The solar installation sector has responded to news of the government’s finalised plans to cut solar PV subsidies by some 64 per cent, just days after the government signed up to comprehensive global plans to control climate change.
The Department of Energy and Climate Change had previously planned to reduce the Feed-in-Tariff subsidy scheme by 87 per cent, but revised its plans following sustained representation from a range of industry bodies, including the Electrical Contractors’ Association (ECA), who had taken the case to key ministers, MPs and parliamentary committees.
ECA Director of Business Services Paul Reeve commented: “The fact that many are relieved at a 64% reduction is an indication of what we've managed to avoid. Solar simply needs five more years to head towards a no subsidy future, and the government’s announcement may just allow it to get there.

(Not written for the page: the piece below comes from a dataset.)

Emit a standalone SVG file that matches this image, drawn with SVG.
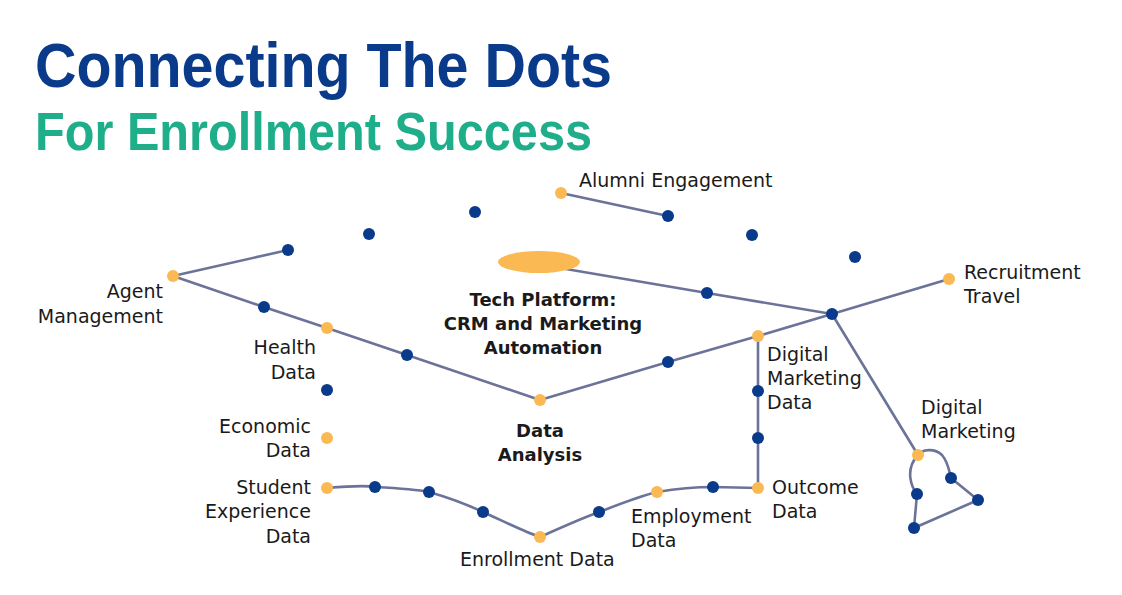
<svg xmlns="http://www.w3.org/2000/svg" width="1122" height="595" viewBox="0 0 1122 595">
<style>
.ln{fill:none;stroke:#6b7399;stroke-width:2.6;stroke-linecap:round;stroke-linejoin:round}
.n{fill:#0a3a8a}
.y{fill:#fbb954}
.lb{font-family:"DejaVu Sans",sans-serif;font-size:19px;fill:#1a1a1a}
.bd{font-family:"DejaVu Sans",sans-serif;font-size:18px;font-weight:bold;fill:#1a1a1a;text-anchor:middle}
.e{text-anchor:end}
</style>
<rect width="1122" height="595" fill="#ffffff"/>
<g id="title">
<text x="35" y="87" font-family="Liberation Sans,Arial,sans-serif" font-weight="bold" font-size="63" fill="#0a3a8a" textLength="577" lengthAdjust="spacingAndGlyphs">Connecting The Dots</text>
<text x="35" y="150" font-family="Liberation Sans,Arial,sans-serif" font-weight="bold" font-size="53" fill="#1fae8a" textLength="557" lengthAdjust="spacingAndGlyphs">For Enrollment Success</text>
</g>
<g id="connectors">
<polyline class="ln" points="288,250 173,276 264,307 327,328 407,355 540,400 668,362 758,336 832,314 949,279"/>
<line class="ln" x1="561" y1="193" x2="668" y2="216"/>
<polyline class="ln" points="560,268 707,293 832,314"/>
<line class="ln" x1="832" y1="314" x2="918" y2="455"/>
<line class="ln" x1="758" y1="336" x2="758" y2="488"/>
<path class="ln" d="M327,488 C350,486 370,486 375,487 C395,488 415,489 429,492 C450,498 468,505 483,512 C505,522 525,532 540,537 C560,528 580,519 599,512 C620,504 640,496 657,492 C675,489 695,487 713,487 L758,488"/>
<path class="ln" d="M918,455 C922,449 935,448 942,455 C948,462 949,470 951,478 L978,500 L914,528 L917,494 C912,488 904,470 918,455 Z"/>
</g>
<g id="dots">
<circle class="n" cx="288" cy="250" r="6"/>
<circle class="n" cx="369" cy="234" r="6"/>
<circle class="n" cx="475" cy="212" r="6"/>
<circle class="n" cx="668" cy="216" r="6"/>
<circle class="n" cx="752" cy="235" r="6"/>
<circle class="n" cx="855" cy="257" r="6"/>
<circle class="n" cx="707" cy="293" r="6"/>
<circle class="n" cx="832" cy="314" r="6"/>
<circle class="n" cx="264" cy="307" r="6"/>
<circle class="n" cx="407" cy="355" r="6"/>
<circle class="n" cx="668" cy="362" r="6"/>
<circle class="n" cx="758" cy="391" r="6"/>
<circle class="n" cx="758" cy="438" r="6"/>
<circle class="n" cx="327" cy="390" r="6"/>
<circle class="n" cx="375" cy="487" r="6"/>
<circle class="n" cx="429" cy="492" r="6"/>
<circle class="n" cx="483" cy="512" r="6"/>
<circle class="n" cx="599" cy="512" r="6"/>
<circle class="n" cx="713" cy="487" r="6"/>
<circle class="n" cx="951" cy="478" r="6"/>
<circle class="n" cx="978" cy="500" r="6"/>
<circle class="n" cx="917" cy="494" r="6"/>
<circle class="n" cx="914" cy="528" r="6"/>
</g>
<g id="tech-platform">
<ellipse class="y" cx="539" cy="262" rx="41" ry="11"/>
<text class="bd"><tspan x="543" y="306">Tech Platform:</tspan><tspan x="543" y="330">CRM and Marketing</tspan><tspan x="543" y="354">Automation</tspan></text>
</g>
<g id="agent-management">
<circle class="y" cx="173" cy="276" r="6"/>
<text class="lb e"><tspan x="163" y="298">Agent</tspan><tspan x="163" y="323">Management</tspan></text>
</g>
<g id="alumni-engagement">
<circle class="y" cx="561" cy="193" r="6"/>
<text class="lb" x="579" y="187">Alumni Engagement</text>
</g>
<g id="recruitment-travel">
<circle class="y" cx="949" cy="279" r="6"/>
<text class="lb"><tspan x="964" y="279">Recruitment</tspan><tspan x="964" y="303">Travel</tspan></text>
</g>
<g id="health-data">
<circle class="y" cx="327" cy="328" r="6"/>
<text class="lb e"><tspan x="316" y="354">Health</tspan><tspan x="316" y="379">Data</tspan></text>
</g>
<g id="data-analysis">
<circle class="y" cx="540" cy="400" r="6"/>
<text class="bd"><tspan x="540" y="437">Data</tspan><tspan x="540" y="461">Analysis</tspan></text>
</g>
<g id="digital-marketing-data">
<circle class="y" cx="758" cy="336" r="6"/>
<text class="lb"><tspan x="767" y="361">Digital</tspan><tspan x="767" y="385">Marketing</tspan><tspan x="767" y="409">Data</tspan></text>
</g>
<g id="economic-data">
<circle class="y" cx="327" cy="438" r="6"/>
<text class="lb e"><tspan x="311" y="433">Economic</tspan><tspan x="311" y="457">Data</tspan></text>
</g>
<g id="student-experience-data">
<circle class="y" cx="327" cy="488" r="6"/>
<text class="lb e"><tspan x="311" y="494">Student</tspan><tspan x="311" y="518">Experience</tspan><tspan x="311" y="543">Data</tspan></text>
</g>
<g id="enrollment-data">
<circle class="y" cx="540" cy="537" r="6"/>
<text class="lb" x="460" y="566">Enrollment Data</text>
</g>
<g id="employment-data">
<circle class="y" cx="657" cy="492" r="6"/>
<text class="lb"><tspan x="631" y="523">Employment</tspan><tspan x="631" y="547">Data</tspan></text>
</g>
<g id="outcome-data">
<circle class="y" cx="758" cy="488" r="6"/>
<text class="lb"><tspan x="772" y="494">Outcome</tspan><tspan x="772" y="518">Data</tspan></text>
</g>
<g id="digital-marketing">
<circle class="y" cx="918" cy="455" r="6"/>
<text class="lb"><tspan x="921" y="414">Digital</tspan><tspan x="921" y="438">Marketing</tspan></text>
</g>
</svg>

"However, there is more to the government plans than a headline domestic rate of 4.39p /kWh, there is also a cap on the tariff of £100 million up to 2018. This could effectively ration solar PV deployment going forward, so the industry really does need to move towards a no subsidy, grid parity model as soon as possible.

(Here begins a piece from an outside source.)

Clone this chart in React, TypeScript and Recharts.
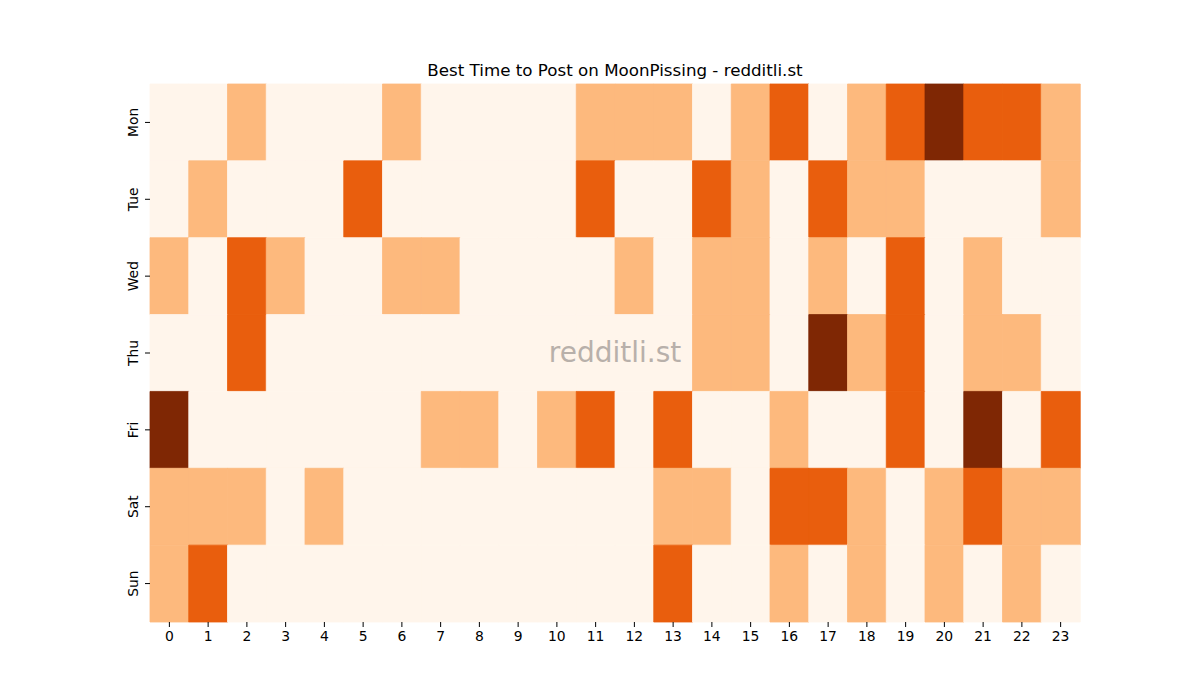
import React from 'react';
import { BarChart, Bar, XAxis, YAxis, Cell } from 'recharts';

const hours = [0,1,2,3,4,5,6,7,8,9,10,11,12,13,14,15,16,17,18,19,20,21,22,23];
const days = ['Mon', 'Tue', 'Wed', 'Thu', 'Fri', 'Sat', 'Sun'];

const mon = [0,0,1,0,0,0,1,0,0,0,0,1,1,1,0,1,2,0,1,2,3,2,2,1];
const tue = [0,1,0,0,0,2,0,0,0,0,0,2,0,0,2,1,0,2,1,1,0,0,0,1];
const wed = [1,0,2,1,0,0,1,1,0,0,0,0,1,0,1,1,0,1,0,2,0,1,0,0];
const thu = [0,0,2,0,0,0,0,0,0,0,0,0,0,0,1,1,0,3,1,2,0,1,1,0];
const fri = [3,0,0,0,0,0,0,1,1,0,1,2,0,2,0,0,1,0,0,2,0,3,0,2];
const sat = [1,1,1,0,1,0,0,0,0,0,0,0,0,1,1,0,2,2,1,0,1,2,1,1];
const sun = [1,2,0,0,0,0,0,0,0,0,0,0,0,2,0,0,1,0,1,0,1,0,1,0];

const levels = [mon, tue, wed, thu, fri, sat, sun];
const palette = ['#fff5eb', '#fdb97d', '#e95e0d', '#7f2704'];

const yTicks = days.map((_, i) => i + 0.5);

const data = hours.map((h) => {
  const row: Record<string, number> = { hour: h };
  days.forEach((d) => { row[d] = 1; });
  return row;
});

const FONT = 'DejaVu Sans, sans-serif';

const YTick = (props: any) => {
  const { x, y, payload } = props;
  const idx = Math.floor(payload.value);
  return (
    <text
      x={x - 3}
      y={y}
      transform={`rotate(-90, ${x - 3}, ${y})`}
      textAnchor="middle"
      fontFamily={FONT}
      fontSize={13.9}
      fill="#000"
    >
      {days[idx]}
    </text>
  );
};

export default function App() {
  return (
    <div style={{ position: 'absolute', left: 0, top: 0, width: 1200, height: 700, background: '#fff' }}>
      <BarChart
        width={1200}
        height={700}
        data={data}
        margin={{ top: 84, right: 120, bottom: 48, left: 110 }}
        barCategoryGap={0}
        barGap={0}
      >
        <XAxis
          dataKey="hour"
          type="category"
          axisLine={false}
          tickSize={5}
          tickMargin={4}
          height={30}
          tick={{ fontFamily: FONT, fontSize: 13.9, fill: '#000' }}
          tickLine={{ stroke: '#000', strokeWidth: 1 }}
          interval={0}
        />
        <YAxis
          type="number"
          domain={[0, 7]}
          reversed
          ticks={yTicks}
          width={40}
          axisLine={false}
          tickSize={5}
          tickMargin={4}
          tickLine={{ stroke: '#000', strokeWidth: 1 }}
          tick={<YTick />}
          interval={0}
        />
        {days.map((d, di) => (
          <Bar key={d} dataKey={d} stackId="a" isAnimationActive={false}>
            {hours.map((h, hi) => (
              <Cell
                key={h}
                fill={palette[levels[di][hi]]}
                stroke={palette[levels[di][hi]]}
                strokeWidth={0.8}
              />
            ))}
          </Bar>
        ))}
      </BarChart>
      <svg
        width={1200}
        height={700}
        style={{ position: 'absolute', left: 0, top: 0, pointerEvents: 'none' }}
      >
        <text x={615} y={76} textAnchor="middle" fontFamily={FONT} fontSize={16.7} fill="#000">
          Best Time to Post on MoonPissing - redditli.st
        </text>
        <text x={615} y={362} textAnchor="middle" fontFamily={FONT} fontSize={28} fill="#b8b0aa">
          redditli.st
        </text>
      </svg>
    </div>
  );
}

"For solar PV, the cavalry, when it comes, will be in the form of greatly increased electrical storage capability that will allow solar to make a second breakthrough."
Following the government’s original announcement on solar PV subsidy cuts, the ECA submitted proposals to two parliamentary committees, responded to the government consultation, and met with MPs, including Energy Minister Andrea Leadsom, to make the case for domestic and commercial solar PV.